Key Provisions in a Control Agreement

While every control agreement is tailored to the deal, certain provisions appear in virtually all of them:

  • Acknowledgment of security interest: The bank or intermediary acknowledges that the lender holds a security interest in the account. This confirmation prevents the institution from later claiming ignorance.
  • Disposition instructions: The agreement specifies how and when the lender can direct the institution regarding the funds or securities. In a springing agreement, this section defines the trigger mechanism and the form of the notice of exclusive control.
  • Subordination of the institution’s lien: The bank or intermediary agrees to subordinate any lien or security interest it holds in the account to the lender’s interest. Without this provision, the institution’s own claims could jump ahead in the priority line.
  • Governing law: The agreement specifies which jurisdiction’s version of the UCC applies to its interpretation and enforcement. Because each state adopts its own version of the UCC (sometimes with modifications), this clause matters more than it might seem.
  • Limitation of the institution’s liability: Banks and intermediaries routinely insist on provisions limiting their liability for following the lender’s instructions in good faith, even if those instructions turn out to be wrongful as between the borrower and lender.

Negotiating these terms often takes longer than drafting the loan agreement itself. Banks have standard forms they prefer, lenders want maximum control, and borrowers want to preserve as much operational flexibility as possible. The springing-vs.-blocked question, the scope of the bank’s subordination, and the conditions for issuing a notice of exclusive control are where most of the friction occurs.

What Happens Without a Control Agreement

Skipping the control agreement does not just weaken a lender’s position — for deposit accounts, it eliminates perfection entirely. A lender who takes a security interest in a borrower’s bank account but never obtains a signed DACA has an unperfected security interest. That interest is enforceable against the borrower in good times, but it falls apart when it matters most: in bankruptcy or when other creditors come calling.

A bankruptcy trustee has the power to avoid unperfected security interests and recover the collateral for the benefit of all creditors. The lender’s claim drops to unsecured status, which in many bankruptcies means recovering pennies on the dollar or nothing at all. Outside of bankruptcy, judgment creditors who garnish the deposit account may take the funds ahead of the unperfected lender. This is one of those areas where the paperwork either exists or it does not, and there is no way to fix it after the borrower files for bankruptcy.

For investment property, the consequences are less severe but still significant. A lender who files a financing statement has a perfected interest, but it ranks below any other lender who took the extra step of obtaining control.4Legal Information Institute. Uniform Commercial Code 9-328 – Priority of Security Interests in Investment Property In a borrower’s financial distress, being second in line often means being out of luck.
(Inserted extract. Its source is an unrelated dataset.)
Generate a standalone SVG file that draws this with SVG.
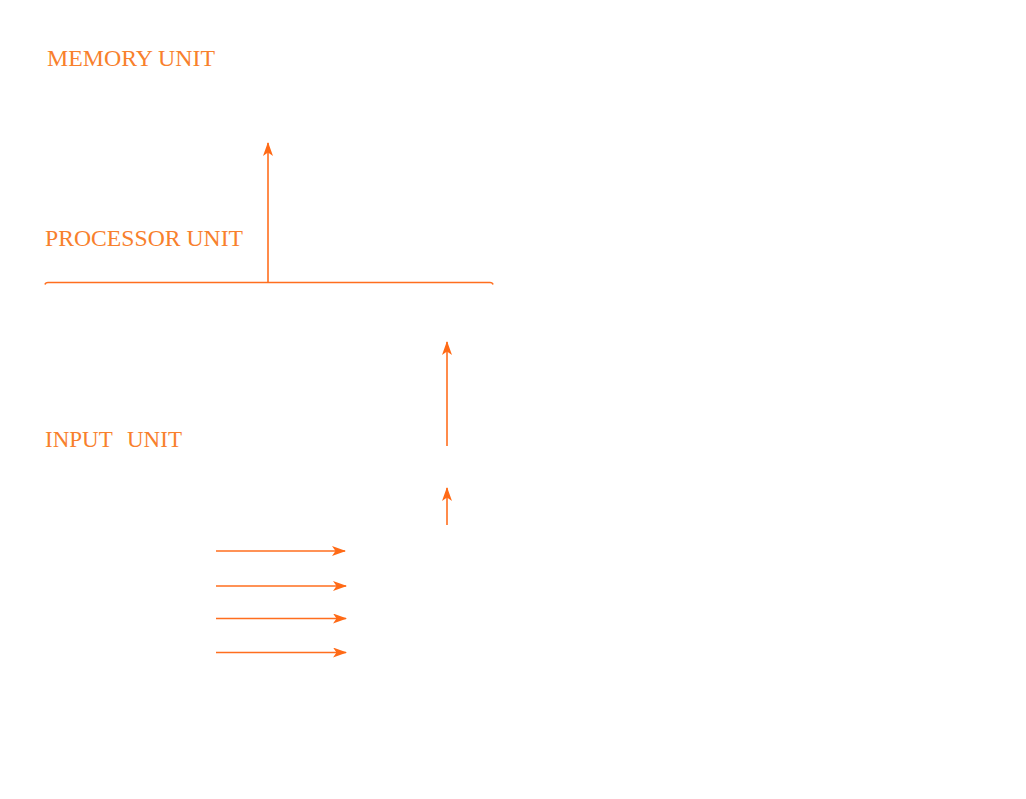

The 2022 UCC Amendments and Digital Assets

The UCC has been updated to address a category of collateral that did not exist when control agreements were first developed: digital assets. New Article 12, adopted as part of the 2022 amendments to the UCC, creates a framework for “controllable electronic records,” which include cryptocurrency and other digital assets stored electronically. A lender can now perfect a security interest in these assets by establishing control, and that interest ranks ahead of one perfected only by filing. As of early 2026, 33 states have adopted the 2022 amendments, with New York’s version taking effect in June 2026. Lenders dealing with borrowers who hold significant digital assets should expect control agreements covering these new asset types to become standard as adoption continues.